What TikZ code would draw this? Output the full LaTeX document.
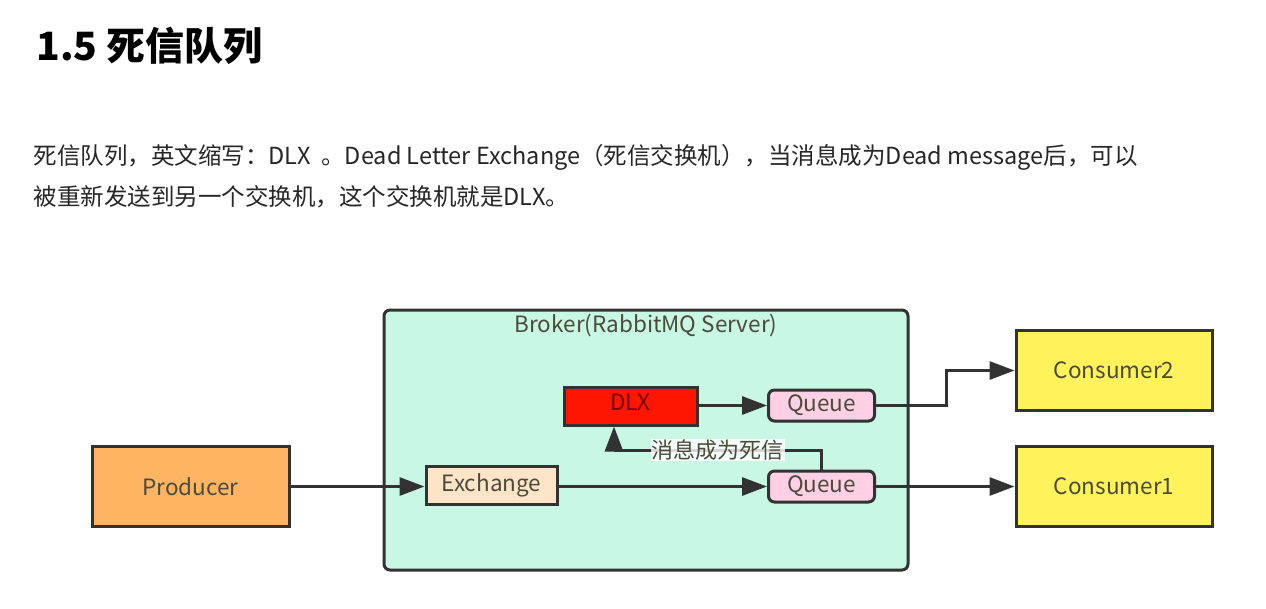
\documentclass[tikz,border=0pt]{standalone}
\usepackage{fontspec}
\setmainfont{Noto Sans CJK SC}
\usetikzlibrary{arrows.meta}
\definecolor{brokerbg}{RGB}{200,247,228}
\definecolor{dlxred}{RGB}{255,22,0}
\definecolor{queuepink}{RGB}{255,208,228}
\definecolor{exchbg}{RGB}{255,228,200}
\definecolor{prodorange}{RGB}{255,180,100}
\definecolor{consyellow}{RGB}{255,242,90}
\definecolor{edge}{RGB}{50,50,50}
\definecolor{txt}{RGB}{75,75,60}
\begin{document}
\begin{tikzpicture}[x=1pt,y=-1pt,>={Triangle[length=25pt,width=18pt]},
	box/.style={draw=edge,line width=3pt,text=txt,font=\fontsize{22.5}{22.5}\selectfont,inner sep=0pt},
	conn/.style={->,draw=edge,line width=3pt}]
		\useasboundingbox (0,0) rectangle (1266,608);
		\node[anchor=west,font=\fontsize{39}{39}\selectfont\bfseries] (title) at (33,46) {1.5 死信队列};
		\node[anchor=west,font=\fontsize{23.5}{23.5}\selectfont,text=black!85] (line1) at (30,157) {死信队列，英文缩写：DLX\ \ 。Dead Letter Exchange（死信交换机），当消息成为Dead message后，可以};
		\node[anchor=west,font=\fontsize{23.5}{23.5}\selectfont,text=black!85] (line2) at (30,197) {被重新发送到另一个交换机，这个交换机就是DLX。};
		\draw[draw=edge,line width=3pt,fill=brokerbg,rounded corners=6pt] (384,310) rectangle (908,570);
		\node[text=txt,font=\fontsize{22.5}{22.5}\selectfont] (broker) at (646,325) {Broker(RabbitMQ Server)};
		\node[box,fill=prodorange,minimum width=197,minimum height=80] (prod) at (190.5,486.5) {Producer};
		\node[box,fill=exchbg,minimum width=131,minimum height=38] (exch) at (491.5,485.5) {\raisebox{3pt}{Exchange}};
		\node[box,fill=dlxred,text=red!45!black,minimum width=133,minimum height=38] (dlx) at (630.5,406) {\raisebox{7pt}{DLX}};
		\node[box,fill=queuepink,rounded corners=6pt,minimum width=106,minimum height=31] (qtop) at (821.5,405.5) {Queue};
		\node[box,fill=queuepink,rounded corners=6pt,minimum width=106,minimum height=31] (qbot) at (821.5,486.5) {Queue};
		\node[box,fill=consyellow,minimum width=196,minimum height=80] (con2) at (1114,370.5) {Consumer2};
		\node[box,fill=consyellow,minimum width=196,minimum height=80] (con1) at (1114,486.5) {Consumer1};
		\draw[conn] (prod.east) -- (prod.east -| exch.west);
		\draw[conn] (exch.east |- qbot.west) -- (qbot.west);
		\draw[conn] (dlx.east |- qtop.west) -- (qtop.west);
		\draw[conn] (qtop.east) -- ++(70.5,0) |- (con2.west);
		\draw[conn] (qbot.east) -- (qbot.east -| con1.west);
		\draw[conn] (qbot.north) -- ++(0,-19.5) -| node[pos=0.25,fill=white,fill opacity=0.8,text opacity=1,text=txt,inner sep=1pt,font=\fontsize{22}{22}\selectfont] (dead) {消息成为死信} ([xshift=-16.5pt]dlx.south);
	\end{tikzpicture}
\end{document}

# # # # #

▶ **Challenge**
Give only a number: how many lines of the data hold the string "draw"?

▶ **Solved problem**
10